We start with a short introduction to synchronous specification languages and their natural "event-based" semantics, and explain some of the difficulties in mapping such a language into typically "state-based" languages such as C. We introduce the main formal tool to be used, which is that of refinement and identify the constructs one has to provide in a refinement proof: A refinement mapping, and an appropriate auxiliary invariant. We show that, while in general, finding these constructs is an undecidable problem, for the case of translation validation this problem can be solved algorithmically. We illustrate the ideas on a simple example and provide details about its automatic verification.
SPEAKER BIO
He switched into Computer Science while being a post-doctoral fellow
at Stanford University, and at Watson Research Center, Yorktown.
He then returned to Israel to a position of a Senior Researcher in the
Department of Applied Mathematics of the Weizmann Institute.
In 1973, Prof. Pnueli moved to Tel-Aviv University, where he founded
the Department of Computer Science and was its first chairman.
In 1981, he returned to the Weizmann Institute, as a Professor of
Computer Science.
Prof. Pnueli is the 1996 recipient of the ACM Turing award "For his
seminal work introducing temporal logic into computing science and for
outstanding contributions to program and system verification."

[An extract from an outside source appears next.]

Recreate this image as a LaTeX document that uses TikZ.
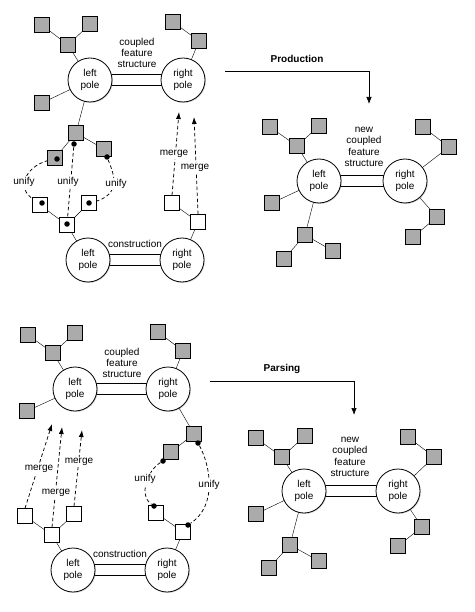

Prof. Pnueli is mainly known for the introduction of temporal logic
into Computer Science; his work on the application of temporal logic
and similar formalisms for the specification and verification of
reactive systems; the identification of the class of "Reactive
Systems" as systems whose formal specification, analysis, and
verification require a distinctive approach; and the development of a
rich and detailed methodology, based on temporal logic, for the formal
treatment of reactive system; extending this methodology into the
realm of real-time systems; and more recently, introducing into formal
analysis the models of hybrid systems with appropriate extension of
the temporal-logic based methodology.
Beside his more theoretical work, concerning a complete axiom system and
proof theory for program verification by temporal logic, he also
contributed to algorithmic research in this area.
Amir Pnueli is a member of the steering committees of the
conferences CAV (Computer Aided Verification), FTRTFT (Formal
Techniques for Real-Time and Fault-Tolerant Systems), and ICTL
(International Conference on Temporal Logic).
He is an editor of "Science of Computer Programming", the "Journal
of Logic and Computations", "Formal Methods in System Design", and
IGPL (Journal of the Interest Group in Pure and Applied Logics).
He is a member of the Beirat for the Leibniz Center for Research in Computer
Science at the Hebrew University, since its inception in 1985.
Pnueli is a member of the IFIP's WG2.2 working group on Formal
Description of Programming. He has been on the program committees of
POPL, FOCS, LICS, CAV, FTRTFT, Concur, PODC, and ICALP.
In 1971, Prof. Pnueli co-founded the software company Mini-Systems,
which until 1982 was the sole software provider for Scitex, Israel,
manufacturers of computer aided design systems in the color press and
graphic printing areas. During this period, Pnueli designed and
supervised several real time mini-computer systems, including message
switching, Computer-Aided Teaching, on-line instrument testing,
military real time systems, operating systems and compilers.
In 1984, Mini-Systems was acquired by Scitex, and Prof. Pnueli moved
on to found, together with two of his previous partners and
Prof. David Harel, also from the Weizmann Institute, the company
AdCad. In the years 1984-1989, Prof. Pnueli supervised and designed
(together with David Harel) the first version of the Statemate system.
This implementation effort required continuous research to clarify the
semantics of synchronous languages, among which, Statecharts occupy a
prominent position.
The company AdCad later evolved into i-Logix, a firm constructing
Computer Aided Software Engineering tools for the specification and
design of real time reactive embedded systems, and which is the
current producer of the various versions of the Statemate systems and
its later derivatives.
Amir Pnueli finished his B.Sc. degree in Mathematics at the Technion, Haifa,
and received his Ph.D. degree in Applied Mathematics at the Weizmann
Institute of Science, Rehovot, Israel, submitting a thesis on
"Calculation of Tides in the Ocean" in 1967.